『[映]アムリタ』読了
『[映]アムリタ』(野﨑まど/メディアワークス文庫)読了。
戯言を使わない初期西尾維新を思わせる(ってこの表現、別の本の感想でも書いたような気がするな。そんだけ西尾維新フォロワーが作家デビューする時代になったと言うことか)、ユーモア溢れる青春恋愛サスペンスホラー。いや、マジで。正直、もうこれは傑作と言ってもいいんじゃねえか?前半の天才美少女監督に振り回される部活コメディから始まり、少しずつ”天才”呼ばれる少女の異常性が明らかになっていく中盤、そして主人公が決断して心が通じ合うクライマックス、最後にすべての構図が引っくり返るエピローグ。とにかく物語をとりまくピースがその時によって万華鏡のように意味合いが変転し続ける展開には開いた口が塞がらなくなってしまった。

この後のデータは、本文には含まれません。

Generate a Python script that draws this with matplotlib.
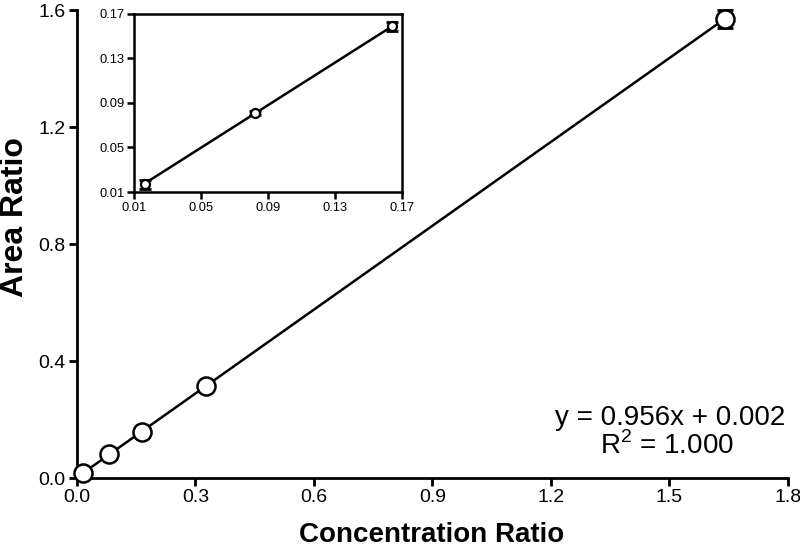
import numpy as np
import matplotlib
matplotlib.use("Agg")
import matplotlib.pyplot as plt

plt.rcParams['font.family'] = ['Liberation Sans', 'DejaVu Sans']
plt.rcParams['mathtext.fontset'] = 'custom'
plt.rcParams['mathtext.rm'] = 'Liberation Sans'

# calibration points (concentration ratio vs area ratio)
conc_ratio = [0.0164, 0.082, 0.164, 0.328, 1.64]
area_ratio = [0.017, 0.081, 0.159, 0.314, 1.570]
area_err = [0.004, 0.002, 0.004, 0.004, 0.030]

slope = 0.956
intercept = 0.002

main_xticks = [0.0, 0.3, 0.6, 0.9, 1.2, 1.5, 1.8]
main_yticks = [0.0, 0.4, 0.8, 1.2, 1.6]
inset_ticks = [0.01, 0.05, 0.09, 0.13, 0.17]

fig = plt.figure(figsize=(8, 5.48), dpi=100)
ax = fig.add_axes([0.096, 0.1277, 0.889, 0.854])

x = np.array(conc_ratio)
y = np.array(area_ratio)
err = np.array(area_err)

xfit = np.array([x.min(), x.max()])
ax.plot(xfit, slope * xfit + intercept, color='black', lw=1.8, zorder=2)
ax.errorbar(x, y, yerr=err, fmt='none', ecolor='black', elinewidth=1.8,
            capsize=6, capthick=2, zorder=3, clip_on=False)
ax.plot(x, y, 'o', ms=13, mfc='white', mec='black', mew=1.8, zorder=4,
        clip_on=False)

ax.set_xlim(0, 1.8)
ax.set_ylim(0, 1.6)
ax.set_xticks(main_xticks)
ax.set_xticklabels([f"{t:.1f}" for t in main_xticks])
ax.set_yticks(main_yticks)
ax.set_yticklabels([f"{t:.1f}" for t in main_yticks])
for side in ['top', 'right']:
    ax.spines[side].set_visible(False)
for side in ['left', 'bottom']:
    ax.spines[side].set_linewidth(2)
ax.tick_params(direction='out', length=6, width=2, labelsize=14, pad=2)

# axis titles placed in figure coords
fig.text(0.539, 0.011, "Concentration Ratio", ha='center', va='baseline',
         fontsize=20, fontweight='bold')
fig.text(0.019, 1 - 217 / 548, "Area Ratio", ha='center', va='center',
         rotation=90, fontsize=23, fontweight='bold')

fig.text(670 / 800, 1 - 425 / 548, "y = 0.956x + 0.002", ha='center',
         va='baseline', fontsize=20)
fig.text(667 / 800, 1 - 454 / 548, r"R$^{\mathrm{2}}$ = 1.000", ha='center',
         va='baseline', fontsize=20)

# inset: the three low points
ins = fig.add_axes([0.1675, 0.6496, 0.335, 0.325])
xi = x[:3]
yi = y[:3]
ei = err[:3]
xi_fit = np.array([xi.min(), xi.max()])
ins.plot(xi_fit, slope * xi_fit + intercept, color='black', lw=1.8, zorder=2)
ins.errorbar(xi, yi, yerr=ei, fmt='none', ecolor='black', elinewidth=1.5,
             capsize=4, capthick=2, zorder=3)
ins.plot(xi, yi, 'o', ms=6.5, mfc='white', mec='black', mew=1.6, zorder=4)
ins.set_xlim(0.01, 0.17)
ins.set_ylim(0.01, 0.17)
ins.set_xticks(inset_ticks)
ins.set_xticklabels([f"{t:.2f}" for t in inset_ticks])
ins.set_yticks(inset_ticks)
ins.set_yticklabels([f"{t:.2f}" for t in inset_ticks])
for side in ins.spines.values():
    side.set_linewidth(1.8)
ins.tick_params(direction='out', length=5, width=1.8, labelsize=9.3, pad=2)

fig.savefig("out.png", dpi=100)
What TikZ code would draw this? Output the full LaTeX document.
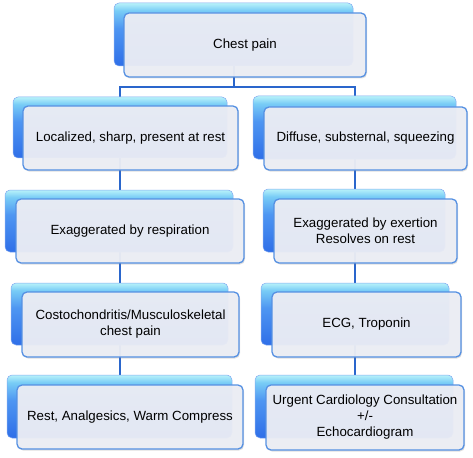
\documentclass[tikz,border=0pt]{standalone}
\usepackage{fontspec}
\setmainfont{Liberation Sans}
\usetikzlibrary{shadows,backgrounds}
\definecolor{connc}{HTML}{2A66CC}
\definecolor{frontfill}{HTML}{ECEEF5}
\definecolor{frontdraw}{HTML}{5590E2}
\definecolor{backtop}{HTML}{B8F2FA}
\definecolor{backcyan}{HTML}{78CCF6}
\definecolor{backmid}{HTML}{4E96F2}
\definecolor{backbot}{HTML}{2F6FE8}
\pgfdeclareverticalshading{backshade}{100bp}{color(0bp)=(backbot); color(25bp)=(backbot); color(55bp)=(backmid); color(69bp)=(backcyan); color(75bp)=(backtop); color(100bp)=(backtop)}
\tikzset{
 backbox/.style={rounded corners=5pt, shading=backshade, shading angle=0, draw=backbot!60, line width=0.5pt, inner sep=0pt},
 frontbox/.style={rounded corners=5pt, fill=frontfill, fill opacity=0.95, text opacity=1, draw=frontdraw, draw opacity=1, line width=1.3pt, align=center, inner sep=0pt,
   font=\fontsize{13.3}{16}\selectfont, text=black,
   drop shadow={shadow xshift=1pt, shadow yshift=-1.5pt, opacity=0.25}},
 connline/.style={draw=connc, line width=2pt}
}
\begin{document}
\begin{tikzpicture}[x=1pt,y=-1pt]
\useasboundingbox (0,0) rectangle (473,457);
% top
\node[backbox, minimum width=239pt, minimum height=63pt] (topb) at (233.5,34.5) {};
\node[frontbox, minimum width=242pt, minimum height=64pt] (topf) at (245,45) {Chest pain};
% row 2
\node[backbox, minimum width=214pt, minimum height=61pt] (l2b) at (120,127.5) {};
\node[frontbox, minimum width=215pt, minimum height=64pt] (l2f) at (130.5,138) {Localized, sharp, present at rest};
\node[backbox, minimum width=203pt, minimum height=63pt] (r2b) at (354.5,127.5) {};
\node[frontbox, minimum width=203pt, minimum height=63pt] (r2f) at (365.5,138.5) {Diffuse, substernal, squeezing};
% row 3
\node[backbox, minimum width=228pt, minimum height=62pt] (l3b) at (119,221) {};
\node[frontbox, minimum width=228pt, minimum height=64pt] (l3f) at (130,231) {Exaggerated by respiration};
\node[backbox, minimum width=182pt, minimum height=63pt] (r3b) at (354,220.5) {};
\node[frontbox, minimum width=183pt, minimum height=64pt] (r3f) at (365.5,231) {Exaggerated by exertion\\Resolves on rest};
% row 4
\node[backbox, minimum width=217pt, minimum height=62pt] (l4b) at (119.5,314) {};
\node[frontbox, minimum width=217pt, minimum height=65pt] (l4f) at (130.5,324.5) {Costochondritis/Musculoskeletal\\chest pain};
\node[backbox, minimum width=188pt, minimum height=62pt] (r4b) at (355,314) {};
\node[frontbox, minimum width=189pt, minimum height=65pt] (r4f) at (366.5,324.5) {ECG, Troponin};
% row 5
\node[backbox, minimum width=225pt, minimum height=63pt] (l5b) at (119.5,406.5) {};
\node[frontbox, minimum width=226pt, minimum height=64pt] (l5f) at (130,417) {Rest, Analgesics, Warm Compress};
\node[backbox, minimum width=198pt, minimum height=63pt] (r5b) at (354,406.5) {};
\node[frontbox, minimum width=198pt, minimum height=65pt] (r5f) at (365,417.5) {Urgent Cardiology Consultation\\+/-\\Echocardiogram};
% connectors
\coordinate (bus) at (0,87);
\begin{scope}[on background layer]
\draw[connline] (topb.center) -- (topb.center |- bus) -| (l2b.center);
\draw[connline] (topb.center |- bus) -| (r2b.center);
\draw[connline] (l2b.center) -- (l2b.center |- l5b.center);
\draw[connline] (r2b.center) -- (r2b.center |- r5b.center);
\end{scope}
\end{tikzpicture}
\end{document}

凄まじい変転を続ける物語なんだけど、文章はきわめて平易で読みやすく、ユーモア満点の語り口で残酷を語るあたりにセンスを感じる。いろいろ良いところはあるけど、これは一人の”天才”を真正面から描きぬいたと言う意味で実に野心的であると思う。正直、当初はいわゆるなんちゃって天才(天才と言う記号を用いている)かと思っていたのだけど、実はマジで天才を描いている作品だったんだよな。”天才”の描いたと言う意味では森博嗣の『すべてがFになる』にも似たところはあるように思うのだった。この作品についてはネタバレは致命的なので多くは語れない。とりあえず興味のある方は一読をおススメしたい。
| 固定リンク
この記事へのコメントは終了しました。




コメント
アムリタは正直怖かった。私はどちらかと言うとハッピーエンドが好きなので、あのままただのデートとして終わらせて欲しかった。
投稿: | 2010.01.15 16:48
気持ちはわからないこともないですが、この作品は一人の”天才”を描くものなわけで、あの結末は避けられないものではないか、と思います。
投稿: 吉兆 | 2010.01.16 23:43
「超監督」現る!
//
投稿: ルート134 | 2010.01.18 18:18
と言ってもハルヒとはなんの関係もありませんが…。
投稿: 吉兆 | 2010.01.19 22:06
アニメから見る時代の欲望
「オジサンが泣いている」と評判の「マイマイ新子」、涙の理由は?
http://business.nikkeibp.co.jp/article/life/20100119/212310/
>。「マイマイ新子~」で登場する一面に広がる麦畑の片隅に咲く花とかを見て、急に涙が出てくると。みなさん、「なぜ泣いているのか自分でもよく分からない」<
・・・「泣いているのは、私?」
ほら、やってる、やってる。
//
投稿: ルート134 | 2010.03.18 11:14
どうやら片渕監督も魔法使いのようですね。